Basement ceiling insulation involves installing a thermal and acoustic barrier between the floor joists separating the first-floor living space from the basement below. The necessity of this project is not universal; rather, it depends entirely on the homeowner’s specific goals for comfort, energy performance, and the current environmental state of the lower level. Deciding whether to insulate this boundary requires a clear understanding of what you intend to achieve, as the function of the insulation determines the material and installation method required. The final choice rests on establishing how the basement space is used and how it relates to the home’s overall thermal envelope.
Understanding the Primary Goals of Ceiling Insulation
The decision to install insulation in a basement ceiling is driven by two distinct objectives: controlling sound transmission or regulating temperature transfer. Achieving acoustic separation, or sound dampening, focuses on reducing the movement of airborne and impact noises between floors. This requires materials with high density and mass to absorb sound waves, which is measured by a product’s Sound Transmission Class (STC) rating. For instance, the foot traffic or television noise from the floor above can be significantly mitigated by introducing a dense material into the ceiling cavity.
Alternatively, the goal may be thermal separation, which aims to slow the transfer of heat energy between the two levels, often measured by R-value. While sound-focused insulation often provides some thermal benefits, insulation chosen purely for R-value is less effective at blocking noise. The specific material chosen must reflect the priority, as a product optimized for one goal may be sub-optimal for the other. This initial choice directs the entire material selection process and influences the expected performance outcomes.
The Decision Matrix: Conditioned Versus Unconditioned Basements
The fundamental answer to whether ceiling insulation is needed rests on whether the basement is a conditioned or an unconditioned space. A conditioned basement is one that is actively heated and cooled and integrated into the home’s overall thermal envelope, often with insulated perimeter walls. In this scenario, insulating the ceiling is largely unnecessary for energy efficiency, as the entire structure is maintained at a similar temperature. Separating two temperature-controlled zones offers minimal thermal benefit, meaning the only remaining reason to insulate the ceiling is to control noise transfer between the living areas.
When the basement is unconditioned, meaning it is not heated or cooled and remains at a temperature closer to the ground, the ceiling insulation becomes a thermal boundary. Installing insulation here prevents the conditioned air of the first floor from escaping downward into the cooler or warmer basement air, which saves energy. However, this thermal separation will make the unconditioned basement space significantly colder in the winter by blocking the heat that naturally leaks from the first floor. This can introduce a risk of frozen water pipes if they are exposed and not individually insulated, requiring careful consideration before installation.

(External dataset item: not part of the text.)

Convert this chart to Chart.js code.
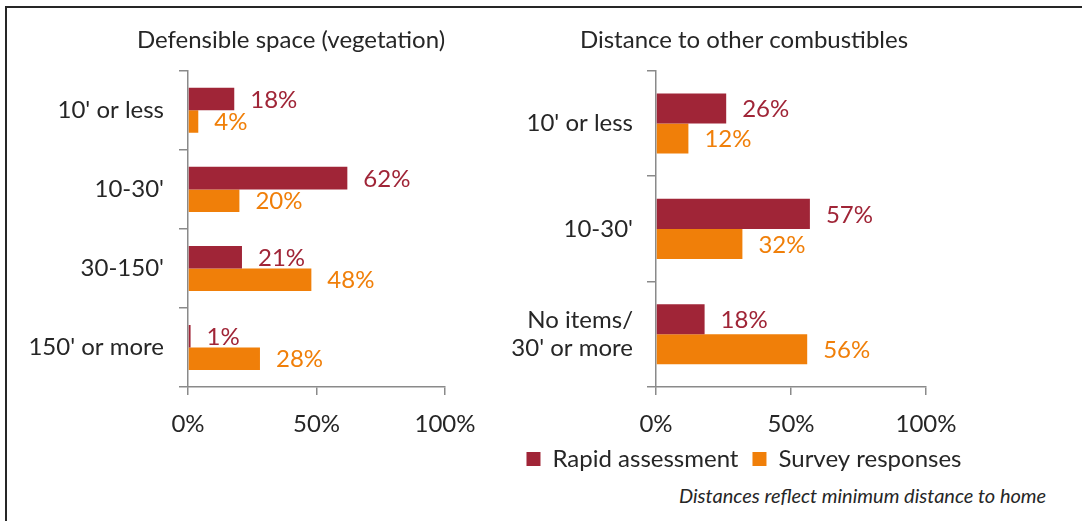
<!DOCTYPE html>
<html>
<head>
<meta charset="utf-8">
<script src="https://cdn.jsdelivr.net/npm/chart.js@4.4.1/dist/chart.umd.min.js"></script>
<style>
  body { margin: 0; background: #fff; width: 1082px; height: 521px; overflow: hidden; position: relative; font-family: Lato, sans-serif; }
  .frame { position: absolute; left: 5px; top: 6px; width: 1100px; height: 540px; border-top: 2px solid #262626; border-left: 2px solid #262626; }
  #vegChart { position: absolute; left: 0; top: 0; }
  #combChart { position: absolute; left: 479px; top: 0; }
  .note { position: absolute; left: 679px; top: 483px; font-style: italic; font-size: 20px; color: #262626; white-space: nowrap; }
</style>
</head>
<body>
<div class="frame"></div>
<canvas id="vegChart" width="582" height="450"></canvas>
<canvas id="combChart" width="530" height="481"></canvas>
<div class="note">Distances reflect minimum distance to home</div>

<script>
// values (percent)
const vegCategories = ["10' or less", "10-30'", "30-150'", "150' or more"];
const vegRapid = [18, 62, 21, 1];
const vegSurvey = [4, 20, 48, 28];

const combCategories = ["10' or less", "10-30'", ["No items/", "30' or more"]];
const combRapid = [26, 57, 18];
const combSurvey = [12, 32, 56];

const seriesNames = ['Rapid assessment', 'Survey responses'];
const xTickValues = [0, 50, 100];

const RED = '#a02537';
const ORANGE = '#f07f09';
const AXIS = '#8a8a8a';
const TEXT = '#262626';
const FONT = 'Lato';
const FONT_SIZE = 24;

// draws the "18%" style labels just past the end of each bar
const valueLabels = {
    id: 'valueLabels',
    afterDatasetsDraw(chart) {
        const ctx = chart.ctx;
        ctx.save();
        ctx.font = FONT_SIZE + 'px ' + FONT;
        ctx.textBaseline = 'middle';
        ctx.textAlign = 'left';
        chart.data.datasets.forEach((ds, i) => {
            ctx.fillStyle = ds.backgroundColor;
            chart.getDatasetMeta(i).data.forEach((bar, j) => {
                ctx.fillText(ds.data[j] + '%', bar.x + 16, bar.y + 1);
            });
        });
        ctx.restore();
    }
};

function makeChart(id, title, categories, rapid, survey, opts) {
    const ctx = document.getElementById(id).getContext('2d');
    return new Chart(ctx, {
        type: 'bar',
        data: {
            labels: categories,
            datasets: [
                { label: seriesNames[0], data: rapid, backgroundColor: RED, categoryPercentage: 0.57, barPercentage: 1 },
                { label: seriesNames[1], data: survey, backgroundColor: ORANGE, categoryPercentage: 0.57, barPercentage: 1 }
            ]
        },
        options: {
            indexAxis: 'y',
            responsive: false,
            animation: false,
            layout: { padding: 0 },
            scales: {
                x: {
                    min: 0, max: 100,
                    afterBuildTicks: (scale) => { scale.ticks = xTickValues.map(v => ({ value: v })); },
                    afterFit: (scale) => {
                        // keep the plot bottom at the same height in both charts
                        const legendH = opts.legend ? scale.chart.legend.height : 0;
                        scale.height = scale.chart.height - legendH - 387;
                        scale.paddingRight = opts.padRight;
                    },
                    grid: { drawOnChartArea: false, tickLength: 8, color: AXIS, lineWidth: 1.5 },
                    border: { color: AXIS, width: 1.5 },
                    ticks: {
                        padding: 15,
                        color: TEXT,
                        font: { family: FONT, size: FONT_SIZE },
                        callback: v => v + '%'
                    }
                },
                y: {
                    afterFit: (scale) => { scale.width = opts.axisLeft; },
                    grid: { drawOnChartArea: false, tickLength: 9, color: AXIS, lineWidth: 1.5 },
                    border: { color: AXIS, width: 1.5 },
                    ticks: {
                        padding: opts.labelPad,
                        color: TEXT,
                        font: { family: FONT, size: FONT_SIZE }
                    }
                }
            },
            plugins: {
                title: {
                    display: true,
                    text: title,
                    color: TEXT,
                    font: { family: FONT, size: FONT_SIZE, weight: 'normal' },
                    padding: { top: 26, bottom: 16 }
                },
                legend: {
                    display: opts.legend,
                    position: 'bottom',
                    labels: {
                        boxWidth: 14,
                        boxHeight: 14,
                        padding: 14,
                        color: TEXT,
                        font: { family: FONT, size: FONT_SIZE }
                    }
                },
                tooltip: { enabled: false }
            }
        },
        plugins: [valueLabels]
    });
}

makeChart('vegChart', 'Defensible space (vegetation)', vegCategories, vegRapid, vegSurvey,
    { axisLeft: 188, padRight: 137, labelPad: 15, legend: false });
makeChart('combChart', 'Distance to other combustibles', combCategories, combRapid, combSurvey,
    { axisLeft: 177, padRight: 83, labelPad: 14, legend: true });
</script>
</body>
</html>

A special case arises when the basement is a finished space with its own separate heating and cooling source, effectively operating as an independent thermal zone. If the main house thermostat does not control the basement temperature, the ceiling insulation is highly recommended to maintain independent temperature control and prevent energy loss between the two distinct zones. For most homes, if the basement walls are properly insulated, the ceiling is redundant as a thermal barrier, and the insulation focus should shift to the perimeter walls and the rim joists.
Choosing the Appropriate Insulation Material
Once the need for insulation is established, the material choice should directly align with the primary goal of the installation. For a project focused on thermal separation and cost-effectiveness, fiberglass batts are a common and budget-friendly choice, providing good R-values for heat resistance. Fiberglass is lightweight and readily available in various thicknesses designed to friction-fit between standard floor joists. However, its low density means its performance in blocking noise is modest.
If the main objective is acoustic separation, mineral wool, also known as stone wool, is generally the preferred material due to its significantly higher density. Mineral wool batts offer superior sound-dampening qualities and a higher R-value per inch compared to fiberglass, often by 22 to 37 percent. Its density also allows it to be friction-fit into the joist cavity without requiring staples or netting to hold it in place, simplifying the installation process. Rigid foam board insulation is less common for ceiling cavities but can be useful for sealing air leaks and providing a moisture barrier, especially when paired with batts in the rim joists to create an airtight seal.